Consider the nondecreasing vector $v=(1,1,\ldots,1)$. It's not too hard to show that two nondecreasing nonzero vectors orthogonal to $v$ must have a positive inner product. Here is a proof.

Let $a=(a_1,\ldots, a_n)$ and $b=(b_1,\ldots, b_n)$ be orthogonal to $v$. Suppose that $a_j$ is the last negative entry of $a$ and $b_k$ is the last negative entry of $b$, for $k>j$. Then

\begin{equation}\sum_{i=1}^j |a_ib_i| \ge \sum_{i=1}^j |a_i b_{j+1}| \ge \sum_{i=j+1}^k |a_ib_{j+1}|\ge \sum_{i=j+1}^k |a_ib_i|\end{equation}

But the sum defining the inner product is

\begin{equation}\sum_{i=1}^j |a_ib_i| - \sum_{i=j+1}^k |a_ib_i| + \sum_{i=k+1}^n |a_ib_i|\end{equation}

So this is nonzero as long as $a_n$ and $b_n$ are nonzero; since $a$ and $b$ are orthogonal to $v$, $a_n$ is zero if and only if $a$ is zero, and likewise for $b.$

Now, a generic nondecreasing vector is of the form $av+u$ for $u$ nondecreasing and orthogonal to $v$.

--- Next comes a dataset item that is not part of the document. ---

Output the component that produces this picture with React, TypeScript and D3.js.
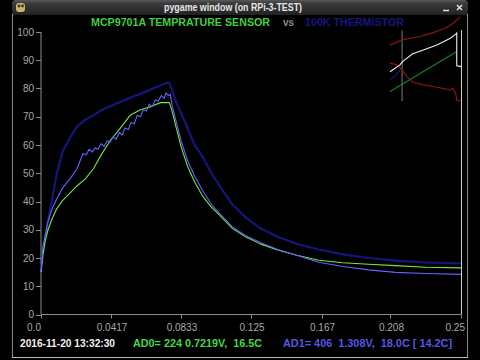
import React from 'react';
import * as d3 from 'd3';

const W = 480;
const H = 360;

// sample times (seconds since start) for the MCP9701A and raw thermistor traces
const sampleSeconds = [
  0, 4, 9, 15, 24, 34, 47, 62, 77, 95, 112, 129, 148, 170, 191, 213, 234, 256, 268, 275, 281, 290, 301, 314, 329,
  346, 365, 387, 410, 438, 470, 507, 548, 595, 647, 702, 760, 825, 900,
];
// MCP9701A sensor (green)
const mcpTemps = [
  15, 21, 26, 30, 34, 37.5, 40.5, 43, 45.5, 48, 51.5, 56.5, 61.5, 66, 70.5, 72.5, 73.5, 75, 75, 75, 72, 66, 59, 52.5,
  47, 42, 38, 34.5, 30.5, 27.5, 25, 22.8, 21, 19.2, 18.3, 17.8, 17.3, 16.7, 16.5,
];
// 100K thermistor raw (navy)
const thermistorTemps = [
  16, 21, 27, 33, 41, 50, 58, 62.5, 66.5, 69, 70.5, 72.3, 73.7, 75.2, 76.7, 78.1, 79.6, 81.1, 82, 82, 79.5, 75, 71, 66,
  60, 56, 50, 44.5, 39, 34.5, 30.5, 27.5, 25, 23, 21.3, 20, 19.1, 18.4, 18.1,
];
// thermistor corrected (blue) - noisy, so read denser on the rise
const correctedSeconds = [
  0, 4, 9, 15, 24, 34, 47, 62, 77, 90, 97, 103, 110, 116, 122, 129, 135, 142, 148, 155, 161, 168, 174, 180, 187, 193,
  200, 206, 213, 219, 226, 232, 238, 245, 251, 258, 264, 268, 273, 277, 281, 290, 301, 314, 329, 346, 365, 387, 410,
  438, 470, 507, 548, 595, 647, 702, 760, 825, 900,
];
const correctedTemps = [
  15, 24, 28, 33, 37.5, 41, 45, 48, 51.5, 57, 56.5, 58.5, 57.5, 59, 58.5, 60.5, 59.5, 61.5, 61, 63, 62, 64.5, 63.5,
  66, 65.5, 68, 67.5, 70.5, 70, 72.5, 72, 74.5, 73.5, 76, 75.5, 77.5, 76.5, 78.5, 77.5, 78, 74, 68, 61, 54.5, 49, 44,
  39, 35, 31, 28, 25.5, 23, 21, 18.5, 17, 15.8, 14.9, 14.5, 14.2,
];

const xTicks = [0, 0.0417, 0.0833, 0.125, 0.167, 0.208, 0.25];
const xTickLabels = ['0.0', '0.0417', '0.0833', '0.125', '0.167', '0.208', '0.25'];
const yTicks = [0, 10, 20, 30, 40, 50, 60, 70, 80, 90, 100];

// little inset plot top right (both axes 0-100, normalised)
const insetUpperRed: [number, number][] = [[0, 65], [18, 71], [42, 75], [66, 81], [85, 88], [99, 98]];
const insetWhite: [number, number][] = [
  [0, 34], [14, 42], [18, 46], [32, 55], [46, 59], [66, 65], [85, 73], [93, 78], [94, 79], [94, 41], [100, 40],
];
const insetGreen: [number, number][] = [[0, 11], [93, 57]];
const insetLowerRed: [number, number][] = [
  [0, 44], [10, 42], [17, 36], [24, 28], [32, 22], [46, 19], [66, 16], [85, 13], [89, 15], [93, 7], [94, 1], [100, 0],
];
const insetBlue: [number, number][] = [[0, 25], [8, 30], [14, 36]];
const insetMarker = 17;

const FONT = '"Liberation Sans", Arial, sans-serif';

export default function App() {
  const x = d3.scaleLinear().domain([0, 0.25]).range([41, 461]);
  const y = d3.scaleLinear().domain([0, 100]).range([314.5, 32]);

  const line = d3
    .line<[number, number]>()
    .x((d) => x(d[0] / 3600))
    .y((d) => y(d[1]));

  const mcpPath = line(sampleSeconds.map((s, i) => [s, mcpTemps[i]]));
  const thermPath = line(sampleSeconds.map((s, i) => [s, thermistorTemps[i]]));
  const corrPath = line(correctedSeconds.map((s, i) => [s, correctedTemps[i]]));

  // inset scales
  const ix = d3.scaleLinear().domain([0, 100]).range([390, 461]);
  const iy = d3.scaleLinear().domain([0, 100]).range([101, 15]);
  const insetLine = d3
    .line<[number, number]>()
    .x((d) => ix(d[0]))
    .y((d) => iy(d[1]));
  const insetCurve = d3
    .line<[number, number]>()
    .x((d) => ix(d[0]))
    .y((d) => iy(d[1]))
    .curve(d3.curveMonotoneX);

  return (
    <div style={{ position: 'fixed', left: 0, top: 0, width: W, height: H, background: '#000' }}>
      <svg width={W} height={H} style={{ display: 'block' }}>
        <defs>
          <linearGradient id="titlebar" x1="0" y1="0" x2="0" y2="1">
            <stop offset="0" stopColor="#5a5a5a" />
            <stop offset="0.2" stopColor="#3c3c3c" />
            <stop offset="1" stopColor="#222" />
          </linearGradient>
        </defs>
        <rect x={0} y={0} width={W} height={H} fill="#000" />

        {/* window frame */}
        <path d="M12,15 L12,4 Q12,0 16,0 L464,0 Q468,0 468,4 L468,15 Z" fill="url(#titlebar)" />
        <line x1={12.5} y1={14} x2={12.5} y2={357.5} stroke="#8a8a8a" />
        <line x1={467.5} y1={14} x2={467.5} y2={357.5} stroke="#8a8a8a" />
        <line x1={12} y1={357.5} x2={468} y2={357.5} stroke="#bdbdbd" />
        <rect x={16} y={3} width={9} height={9} rx={3} fill="#c9b46a" />
        <circle cx={19} cy={6} r={1.4} fill="#3a3220" />
        <circle cx={22.5} cy={6} r={1.4} fill="#3a3220" />
        <text x={233} y={10.5} textAnchor="middle" fontFamily={FONT} fontWeight="bold" fontSize={10} fill="#e6e6e6" textLength={138} lengthAdjust="spacingAndGlyphs">
          pygame window (on RPi-3-TEST)
        </text>
        <line x1={443} y1={10.5} x2={449} y2={10.5} stroke="#ddd" strokeWidth={1.5} />
        <path d="M457,5 L462,10 M462,5 L457,10" stroke="#ddd" strokeWidth={1.6} />

        {/* title */}
        <text y={25.5} fontFamily={FONT} fontWeight="bold" fontSize={11.5}>
          <tspan x={91} fill="#3fcf3f" textLength={179} lengthAdjust="spacingAndGlyphs">MCP9701A TEMPRATURE SENSOR</tspan>
        </text>
        <text x={283} y={25.5} fontFamily={FONT} fontWeight="bold" fontSize={10} fill="#888" textLength={11}>vs</text>
        <text x={305} y={25.5} fontFamily={FONT} fontWeight="bold" fontSize={11.5} fill="#16167e" textLength={99} lengthAdjust="spacingAndGlyphs">
          100K THERMISTOR
        </text>

        {/* axes */}
        <line x1={41} y1={y(100)} x2={41} y2={y(0)} stroke="#8c8c8c" />
        <line x1={41} y1={y(0)} x2={461} y2={y(0)} stroke="#8c8c8c" />
        <line x1={461.5} y1={30} x2={461.5} y2={y(0)} stroke="#d0d0d0" />
        {yTicks.map((v) => (
          <g key={v}>
            <line x1={36} y1={Math.round(y(v)) + 0.5} x2={41} y2={Math.round(y(v)) + 0.5} stroke="#8c8c8c" />
            <text x={34} y={y(v)} dy="0.36em" textAnchor="end" fontFamily={FONT} fontSize={10} fill="#a8a8a8">
              {v}
            </text>
          </g>
        ))}
        {xTicks.map((t, i) => {
          const last = i === xTicks.length - 1;
          const anchor = i === 0 || last ? 'end' : 'middle';
          const lx = i === 0 ? x(t) : last ? x(t) + 4 : x(t) + 1;
          return (
            <g key={t}>
              <line x1={Math.round(x(t)) + 0.5} y1={y(0)} x2={Math.round(x(t)) + 0.5} y2={y(0) + 4} stroke="#8c8c8c" />
              <text x={lx} y={331} textAnchor={anchor} fontFamily={FONT} fontSize={10} fill="#a8a8a8">
                {xTickLabels[i]}
              </text>
            </g>
          );
        })}

        {/* traces */}
        <path d={thermPath ?? ''} fill="none" stroke="#15157c" strokeWidth={2.2} strokeLinejoin="round" />
        <path d={mcpPath ?? ''} fill="none" stroke="#72e64a" strokeWidth={1.1} strokeLinejoin="round" />
        <path d={corrPath ?? ''} fill="none" stroke="#6262ff" strokeWidth={1.1} strokeLinejoin="round" />

        {/* inset */}
        <line x1={ix(insetMarker)} y1={iy(82)} x2={ix(insetMarker)} y2={iy(0)} stroke="#9a9a9a" strokeWidth={0.8} />
        <path d={insetCurve(insetUpperRed) ?? ''} fill="none" stroke="#8a1414" strokeWidth={1.2} />
        <path d={insetCurve(insetBlue) ?? ''} fill="none" stroke="#1a1a6a" strokeWidth={1.2} />
        <path d={insetLine(insetLowerRed) ?? ''} fill="none" stroke="#8a1414" strokeWidth={1.2} />
        <path d={insetLine(insetGreen) ?? ''} fill="none" stroke="#1f801f" strokeWidth={1.1} />
        <path d={insetLine(insetWhite) ?? ''} fill="none" stroke="#f0f0f0" strokeWidth={1.1} />

        {/* status line */}
        <text x={20} y={346.5} fontFamily={FONT} fontWeight="bold" fontSize={10.5} fill="#f2f2f2" textLength={95} lengthAdjust="spacingAndGlyphs">
          2016-11-20 13:32:30
        </text>
        <text x={133} y={346.5} fontFamily={FONT} fontWeight="bold" fontSize={10.5} fill="#44d844" textLength={129} lengthAdjust="spacingAndGlyphs" xmlSpace="preserve">
          AD0= 224 0.7219V,  16.5C
        </text>
        <text x={283} y={346.5} fontFamily={FONT} fontWeight="bold" fontSize={10.5} fill="#5656e0" textLength={169} lengthAdjust="spacingAndGlyphs" xmlSpace="preserve">
          AD1= 406  1.308V,  18.0C [ 14.2C]
        </text>
      </svg>
    </div>
  );
}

Assume we have three mutually orthogonal nonzero nondecreasing vectors $v_i= a_i v +u_i$ for $i\in\{1,2,3\}$. No more than one $u_i$ can be zero; suppose $u_1$ and $u_2$ are nonzero. Then $a_1$ and $a_2$ must have opposite signs for $v_1$ and $v_2$ to be orthogonal (in particular, neither can be zero). Now $u_3$ cannot be zero because then $v_3$ would not be orthogonal to $v_1$ or $v_2$. Then by the same argument, $a_3$ must have a sign opposite to both $a_1$ and $a_2$, a contradiction.